Operations is the surface that bridges that gap. You ship vetted
templates to your customers, submit a request to run one against
one of your customer’s appliances, and your customer reviews and
approves the request through a web link. The command runs inside
their appliance, the output is held encrypted in the appliance’s
secret store, and your customer signs a release before you see
anything.
The four entities
Operations works in terms of four objects. Knowing what each one is makes the rest of the docs much shorter.| Entity | What it is |
|---|---|
| Template | A small file you author (*.tensor9.tf, *.t9.sh, or *.t9.kubectl) describing one runnable operation: its body, declared data access, variables, and required permission tier. |
| Source | A Git repository whose templates are auto-imported into your control plane. You re-sync to pull new and modified templates as the repo evolves. |
| Ops command | A single submission of a template against a single customer appliance, with values bound for the template’s variables.
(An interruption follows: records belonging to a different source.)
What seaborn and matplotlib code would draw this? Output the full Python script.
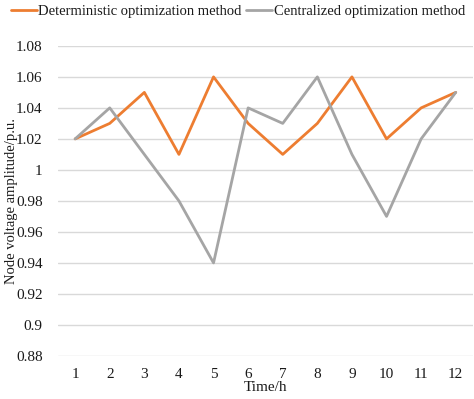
import matplotlib
matplotlib.use("Agg")
import pandas as pd
import seaborn as sns
import matplotlib.pyplot as plt

sns.set_theme(style="whitegrid")
plt.rcParams["font.family"] = ["Liberation Serif", "DejaVu Serif"]

# Data
hours = [1, 2, 3, 4, 5, 6, 7, 8, 9, 10, 11, 12]
deterministic = [1.02, 1.03, 1.05, 1.01, 1.06, 1.03, 1.01, 1.03, 1.06, 1.02, 1.04, 1.05]
centralized = [1.02, 1.04, 1.01, 0.98, 0.94, 1.04, 1.03, 1.06, 1.01, 0.97, 1.02, 1.05]
y_ticks = [0.88, 0.9, 0.92, 0.94, 0.96, 0.98, 1.0, 1.02, 1.04, 1.06, 1.08]
y_labels = ["0.88", "0.9", "0.92", "0.94", "0.96", "0.98", "1", "1.02", "1.04", "1.06", "1.08"]

df = pd.DataFrame({
    "hour": hours * 2,
    "voltage": deterministic + centralized,
    "method": ["Deterministic optimization method"] * 12 + ["Centralized optimization method"] * 12,
})

fig = plt.figure(figsize=(4.74, 3.99), dpi=100)
ax = fig.add_axes([0.122, 0.108, 0.876, 0.777])

sns.lineplot(
    data=df, x="hour", y="voltage", hue="method",
    palette=["#ED7D31", "#A5A5A5"], linewidth=2, ax=ax,
)

ax.set_xlim(0.5, 12.5)
ax.set_ylim(0.88, 1.08)
ax.set_xticks(hours)
ax.set_xticklabels([str(h) for h in hours])
ax.set_yticks(y_ticks)
ax.set_yticklabels(y_labels)
ax.tick_params(axis="both", labelsize=11, length=0, colors="#1a1a1a")
ax.tick_params(axis="y", pad=11)
ax.tick_params(axis="x", pad=9)
ax.grid(axis="x", visible=False)
ax.grid(axis="y", color="#D9D9D9", linewidth=1)
for s in ax.spines.values():
    s.set_visible(False)

ax.set_xlabel("Time/h", fontsize=11, labelpad=0, color="#1a1a1a")
ax.set_ylabel("Node voltage amplitude/p.u.", fontsize=10.5, color="#1a1a1a")
ax.yaxis.set_label_coords(-0.097, 0.5)

handles, labels = ax.get_legend_handles_labels()
ax.get_legend().remove()
fig.legend(
    handles, labels, loc="center", bbox_to_anchor=(0.502, 0.972), ncol=2, frameon=False,
    fontsize=10.5, handlelength=1.8, handletextpad=0.1, columnspacing=0.3,
    labelcolor="#1a1a1a",
)

fig.savefig("out.png", dpi=100)
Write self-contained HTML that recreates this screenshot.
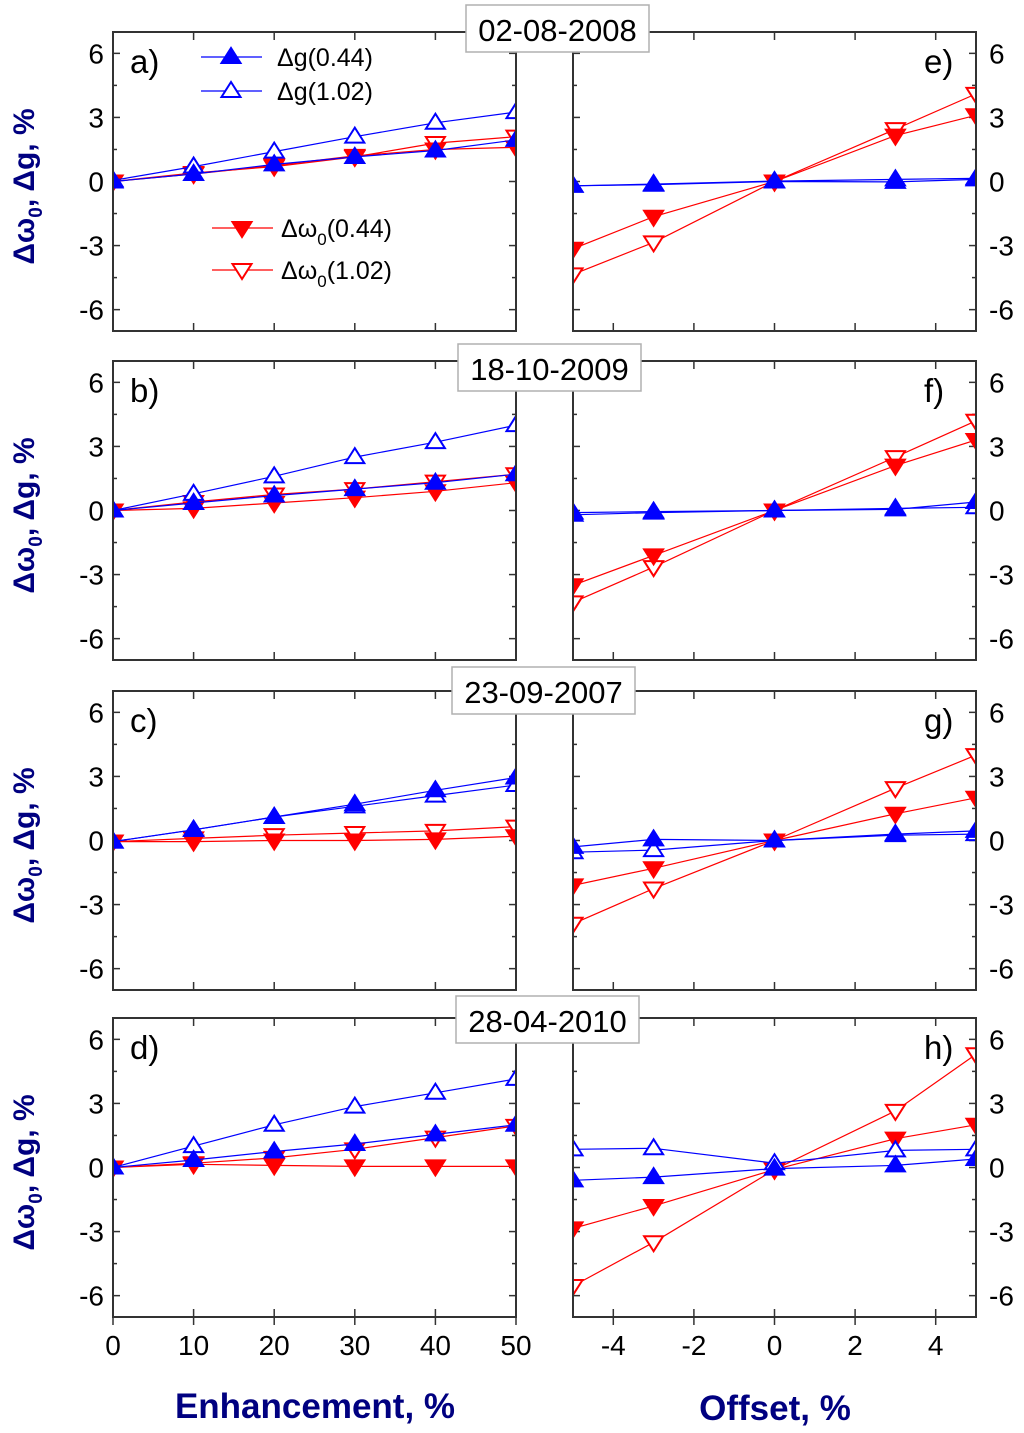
<!DOCTYPE html>
<html><head><meta charset="utf-8">
<style>
html,body{margin:0;padding:0;background:#fff;}
svg{display:block;font-family:"Liberation Sans",Arial,sans-serif;}
</style></head>
<body>
<svg id="fig" width="1024" height="1433" viewBox="0 0 1024 1433" xmlns="http://www.w3.org/2000/svg"></svg>
<script>
// ---- data ----
const enhCats = [0, 10, 20, 30, 40, 50];
const offCats = [-5, -3, 0, 3, 5];
const yTicks = [-6, -3, 0, 3, 6];
const enhTickLabels = [0, 10, 20, 30, 40, 50];
const offTickLabels = [-4, -2, 0, 2, 4];
const dates = ["02-08-2008", "18-10-2009", "23-09-2007", "28-04-2010"];
const leftLetters = ["a)", "b)", "c)", "d)"];
const rightLetters = ["e)", "f)", "g)", "h)"];

// Enhancement panels (a-d): per row
const enh_g044 = [[0,0.35,0.8,1.15,1.45,1.95],[0,0.35,0.7,1.0,1.3,1.7],[-0.05,0.5,1.1,1.7,2.35,2.95],[0,0.35,0.75,1.1,1.55,2.0]];
const enh_g102 = [[0.05,0.7,1.4,2.1,2.75,3.25],[0,0.78,1.6,2.5,3.2,4.0],[-0.05,0.5,1.1,1.6,2.1,2.6],[0,1.0,2.0,2.85,3.5,4.15]];
const enh_w044 = [[0,0.35,0.75,1.2,1.5,1.6],[0,0.1,0.35,0.6,0.9,1.3],[-0.05,-0.05,0.0,0.0,0.05,0.2],[0,0.15,0.1,0.05,0.05,0.05]];
const enh_w102 = [[0,0.4,0.7,1.15,1.8,2.1],[0,0.4,0.75,1.0,1.35,1.7],[-0.05,0.1,0.25,0.35,0.45,0.65],[0,0.2,0.45,0.85,1.4,1.95]];
// Offset panels (e-h)
const off_g044 = [[-0.2,-0.15,0,-0.02,0.1],[-0.2,-0.1,0,0.05,0.4],[-0.3,0.05,0,0.3,0.45],[-0.6,-0.45,-0.05,0.1,0.4]];
const off_g102 = [[-0.2,-0.12,0.02,0.1,0.15],[-0.1,-0.05,0,0.1,0.15],[-0.55,-0.45,0,0.25,0.3],[0.85,0.9,0.2,0.8,0.85]];
const off_w044 = [[-3.15,-1.65,0,2.15,3.1],[-3.5,-2.1,0,2.1,3.3],[-2.1,-1.3,0,1.25,2.0],[-2.85,-1.8,-0.1,1.35,2.0]];
const off_w102 = [[-4.35,-2.85,0,2.45,4.1],[-4.3,-2.65,0,2.5,4.2],[-3.9,-2.25,0,2.45,4.0],[-5.55,-3.5,-0.1,2.65,5.3]];

// ---- layout ----
const NS = "http://www.w3.org/2000/svg";
const svg = document.getElementById("fig");
const rowTops = [32, 361, 691, 1018];
const PH = 299;
const L = {x0:113, x1:516, min:0, max:50};
const R = {x0:573, x1:976, min:-5, max:5};
const YMIN = -7, YMAX = 7;
const BLUE = "#0000ff", RED = "#ff0000", NAVY = "#000080", AX = "#333333";

function mk(tag, attrs, parent){
  const e = document.createElementNS(NS, tag);
  for (const k in attrs) e.setAttribute(k, attrs[k]);
  (parent || svg).appendChild(e);
  return e;
}
function xs(p, v){ return p.x0 + (v - p.min) / (p.max - p.min) * (p.x1 - p.x0); }
function ys(top, v){ return top + (YMAX - v) / (YMAX - YMIN) * PH; }

function tri(g, x, y, up, filled, color){
  const w = 9.5, h = 15;
  let pts;
  if (up) pts = [[x, y - h*0.6],[x - w, y + h*0.4],[x + w, y + h*0.4]];
  else pts = [[x, y + h*0.6],[x - w, y - h*0.4],[x + w, y - h*0.4]];
  return mk("polygon", {points: pts.map(q=>q.join(",")).join(" "), fill: filled ? color : "#fff", stroke: color, "stroke-width": 2}, g);
}

function series(g, p, top, cats, vals, color, up, filled, name){
  const sg = mk("g", {}, g);
  
  
  const d = cats.map((c,i)=>(i?"L":"M")+xs(p,c).toFixed(1)+","+ys(top,vals[i]).toFixed(1)).join(" ");
  const line = mk("path", {d:d, fill:"none", stroke:color, "stroke-width":1.2}, sg);
  
  
  cats.forEach((c,i)=>{
    const m = tri(sg, xs(p,c), ys(top,vals[i]), up, filled, color);
    
    
  });
}

function panel(row, p, side){
  const top = rowTops[row], bot = top + PH;
  const g = mk("g", {});
  
  
  const cid = "clip" + side + row;
  const cp = mk("clipPath", {id: cid}, g);
  mk("rect", {x:p.x0, y:top, width:p.x1-p.x0, height:PH}, cp);
  for (let v = -6; v <= 6; v += 1.5){
    const y = ys(top, v);
    const major = Math.abs(v % 3) < 1e-6;
    const len = major ? 7 : 4;
    mk("line", {x1:p.x0, y1:y, x2:p.x0+len, y2:y, stroke:AX, "stroke-width":1.5}, g);
    mk("line", {x1:p.x1, y1:y, x2:p.x1-len, y2:y, stroke:AX, "stroke-width":1.5}, g);
  }
  const xt = side === "L" ? [10,20,30,40] : offTickLabels;
  xt.forEach(v=>{
    const x = xs(p, v);
    mk("line", {x1:x, y1:top, x2:x, y2:top+8, stroke:AX, "stroke-width":1.5}, g);
    mk("line", {x1:x, y1:bot, x2:x, y2:bot-8, stroke:AX, "stroke-width":1.5}, g);
  });
  yTicks.forEach(v=>{
    const t = mk("text", {x: side==="L" ? 104 : 989, y: ys(top,v)+10, "font-size":28, "text-anchor": side==="L"?"end":"start", fill:"#000"}, g);
    t.textContent = v;
    
    
  });
  const sg = mk("g", {"clip-path":"url(#"+cid+")"}, g);
  const cats = side==="L" ? enhCats : offCats;
  const A = side==="L" ? [enh_g044, enh_g102, enh_w044, enh_w102] : [off_g044, off_g102, off_w044, off_w102];
  series(sg, p, top, cats, A[3][row], RED, false, false, "series-w0-1-02");
  series(sg, p, top, cats, A[2][row], RED, false, true, "series-w0-0-44");
  series(sg, p, top, cats, A[1][row], BLUE, true, false, "series-g-1-02");
  series(sg, p, top, cats, A[0][row], BLUE, true, true, "series-g-0-44");
  mk("rect", {x:p.x0, y:top, width:p.x1-p.x0, height:PH, fill:"none", stroke:AX, "stroke-width":2}, g);
  const lt = mk("text", {x: side==="L" ? 130 : 924, y: top+41, "font-size":33, fill:"#000"}, g);
  lt.textContent = side==="L" ? leftLetters[row] : rightLetters[row];
  
  
  if (row === 3){
    const labs = side==="L" ? enhTickLabels : offTickLabels;
    labs.forEach(v=>{
      const x = xs(p, v);
      mk("line", {x1:x, y1:bot, x2:x, y2:bot+8, stroke:AX, "stroke-width":1.5}, g);
      const t = mk("text", {x:x, y:bot+38, "font-size":28, "text-anchor":"middle", fill:"#000"}, g);
      t.textContent = v;
      
      
    });
  }
}

for (let r = 0; r < 4; r++){
  panel(r, L, "L");
  panel(r, R, "R");
  const cy = rowTops[r] + PH/2 + 5;
  const yt = mk("text", {x:0, y:0, transform:"translate(34,"+cy+") rotate(-90)", "font-size":30, "font-weight":"bold", "text-anchor":"middle", fill:NAVY});
  yt.innerHTML = 'Δω<tspan font-size="19" dy="8">0</tspan><tspan dy="-8">, Δg, %</tspan>';
  
  
}

const boxX = [466, 458, 452, 456];
const boxY = [5, 344, 667, 996];
dates.forEach((d,i)=>{
  const g = mk("g", {});
  
  
  mk("rect", {x:boxX[i], y:boxY[i], width:183, height:47, fill:"#fff", stroke:"#b0b0b0", "stroke-width":1.5}, g);
  const t = mk("text", {x:boxX[i]+91.5, y:boxY[i]+36, "font-size":31, "text-anchor":"middle", fill:"#000"}, g);
  t.textContent = d;
});

const lg = mk("g", {});


const legItems = [
  {y:57, x0:201, color:BLUE, up:true, filled:true, label:'Δg(0.44)'},
  {y:91, x0:201, color:BLUE, up:true, filled:false, label:'Δg(1.02)'},
  {y:228, x0:212, color:RED, up:false, filled:true, label:'Δω<tspan font-size="17" dy="8">0</tspan><tspan dy="-8">(0.44)</tspan>'},
  {y:270, x0:212, color:RED, up:false, filled:false, label:'Δω<tspan font-size="17" dy="8">0</tspan><tspan dy="-8">(1.02)</tspan>'}
];
legItems.forEach(it=>{
  const e = mk("g", {}, lg);
  
  
  mk("line", {x1:it.x0, y1:it.y, x2:it.x0+61, y2:it.y, stroke:it.color, "stroke-width":1.2}, e);
  tri(e, it.x0+30, it.y, it.up, it.filled, it.color);
  const t = mk("text", {x:it.x0+(it.color===BLUE?76:69), y:it.y+9, "font-size":25, fill:"#000"}, e);
  t.innerHTML = it.label;
});

const xt1 = mk("text", {x:315, y:1418, "font-size":35, "font-weight":"bold", "text-anchor":"middle", fill:NAVY});
xt1.textContent = "Enhancement, %";


const xt2 = mk("text", {x:775, y:1420, "font-size":35, "font-weight":"bold", "text-anchor":"middle", fill:NAVY});
xt2.textContent = "Offset, %";


</script>
</body></html>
Runs through a state machine from submission to released output. |
| Pre-approval | A customer-signed manifest that lets you run a specific template against a specific appliance up to N times within a validity window without per-command approval. |
The four-step lifecycle
Every ops command moves through the same shape, regardless of which template flavor it uses or which appliance it targets:Review
Your customer reads the template description, the declared data-access
tags, your justification reason, and the exact command body and
variable values. They pick Approve, Reject, or close.
Approve
On approval, the appliance prepares to execute. Pre-approved
templates skip Steps 1 and 2 silently.
Execute
The command body runs inside the appliance’s sandboxed working
directory. Output (stdout, stderr, exit code) is captured and
encrypted with a per-command key the appliance holds in its vault.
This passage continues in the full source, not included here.